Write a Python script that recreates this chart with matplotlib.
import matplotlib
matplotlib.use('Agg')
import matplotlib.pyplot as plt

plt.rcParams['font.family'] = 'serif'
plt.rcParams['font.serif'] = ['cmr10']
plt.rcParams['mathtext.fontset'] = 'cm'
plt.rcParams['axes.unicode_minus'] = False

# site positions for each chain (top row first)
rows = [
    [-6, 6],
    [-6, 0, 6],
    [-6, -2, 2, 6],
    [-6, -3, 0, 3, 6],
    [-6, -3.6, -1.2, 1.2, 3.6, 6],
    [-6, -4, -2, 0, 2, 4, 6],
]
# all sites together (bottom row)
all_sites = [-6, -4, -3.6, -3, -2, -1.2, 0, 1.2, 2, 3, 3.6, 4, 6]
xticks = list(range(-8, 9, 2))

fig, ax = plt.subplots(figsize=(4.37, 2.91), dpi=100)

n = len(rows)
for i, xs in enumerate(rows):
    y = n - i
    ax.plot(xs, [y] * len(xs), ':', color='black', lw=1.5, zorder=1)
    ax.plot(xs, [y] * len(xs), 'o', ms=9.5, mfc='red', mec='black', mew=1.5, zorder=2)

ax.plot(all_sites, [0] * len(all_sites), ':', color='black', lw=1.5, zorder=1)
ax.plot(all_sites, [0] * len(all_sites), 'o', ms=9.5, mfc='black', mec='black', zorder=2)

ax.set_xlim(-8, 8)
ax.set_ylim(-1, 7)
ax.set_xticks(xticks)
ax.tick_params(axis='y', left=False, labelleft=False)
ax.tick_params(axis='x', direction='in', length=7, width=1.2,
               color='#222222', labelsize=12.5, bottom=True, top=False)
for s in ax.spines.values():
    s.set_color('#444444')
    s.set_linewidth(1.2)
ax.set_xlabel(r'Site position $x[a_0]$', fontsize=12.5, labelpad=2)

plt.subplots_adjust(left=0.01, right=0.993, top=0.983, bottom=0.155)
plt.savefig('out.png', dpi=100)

...

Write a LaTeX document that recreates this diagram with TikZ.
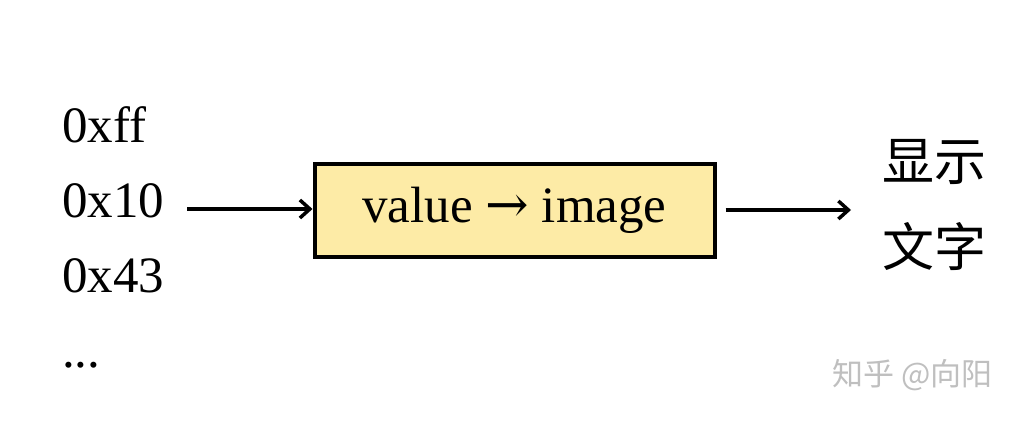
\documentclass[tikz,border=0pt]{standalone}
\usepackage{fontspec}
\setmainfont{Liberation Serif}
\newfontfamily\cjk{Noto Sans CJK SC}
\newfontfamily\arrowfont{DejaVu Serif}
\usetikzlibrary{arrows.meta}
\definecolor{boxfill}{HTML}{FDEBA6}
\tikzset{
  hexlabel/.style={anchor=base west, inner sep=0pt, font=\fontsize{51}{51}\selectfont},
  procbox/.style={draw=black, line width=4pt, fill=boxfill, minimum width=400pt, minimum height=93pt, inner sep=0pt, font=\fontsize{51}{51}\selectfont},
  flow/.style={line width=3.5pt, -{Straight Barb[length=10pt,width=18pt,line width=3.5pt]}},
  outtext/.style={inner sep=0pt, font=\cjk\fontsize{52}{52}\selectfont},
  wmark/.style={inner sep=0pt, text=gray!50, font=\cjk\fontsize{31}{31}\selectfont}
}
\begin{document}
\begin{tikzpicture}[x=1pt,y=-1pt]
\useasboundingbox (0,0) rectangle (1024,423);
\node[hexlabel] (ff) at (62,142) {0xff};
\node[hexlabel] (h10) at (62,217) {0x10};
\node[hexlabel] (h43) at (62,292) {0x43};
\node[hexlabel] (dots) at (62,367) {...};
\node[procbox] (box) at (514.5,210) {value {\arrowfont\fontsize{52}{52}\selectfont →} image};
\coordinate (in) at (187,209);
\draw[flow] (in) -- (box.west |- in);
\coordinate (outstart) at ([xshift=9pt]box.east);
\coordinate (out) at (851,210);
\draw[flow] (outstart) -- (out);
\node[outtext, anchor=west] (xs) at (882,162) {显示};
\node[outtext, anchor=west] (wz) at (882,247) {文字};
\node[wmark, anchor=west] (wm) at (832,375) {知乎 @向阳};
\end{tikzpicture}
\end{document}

Given task
In the listing above, find the line with "Write a Python" and the line with "import matplotlib.pyplot as plt", then print exactly those two lines and every line between them, and nothing more.

Completed exercise
Write a Python script that recreates this chart with matplotlib.
import matplotlib
matplotlib.use('Agg')
import matplotlib.pyplot as plt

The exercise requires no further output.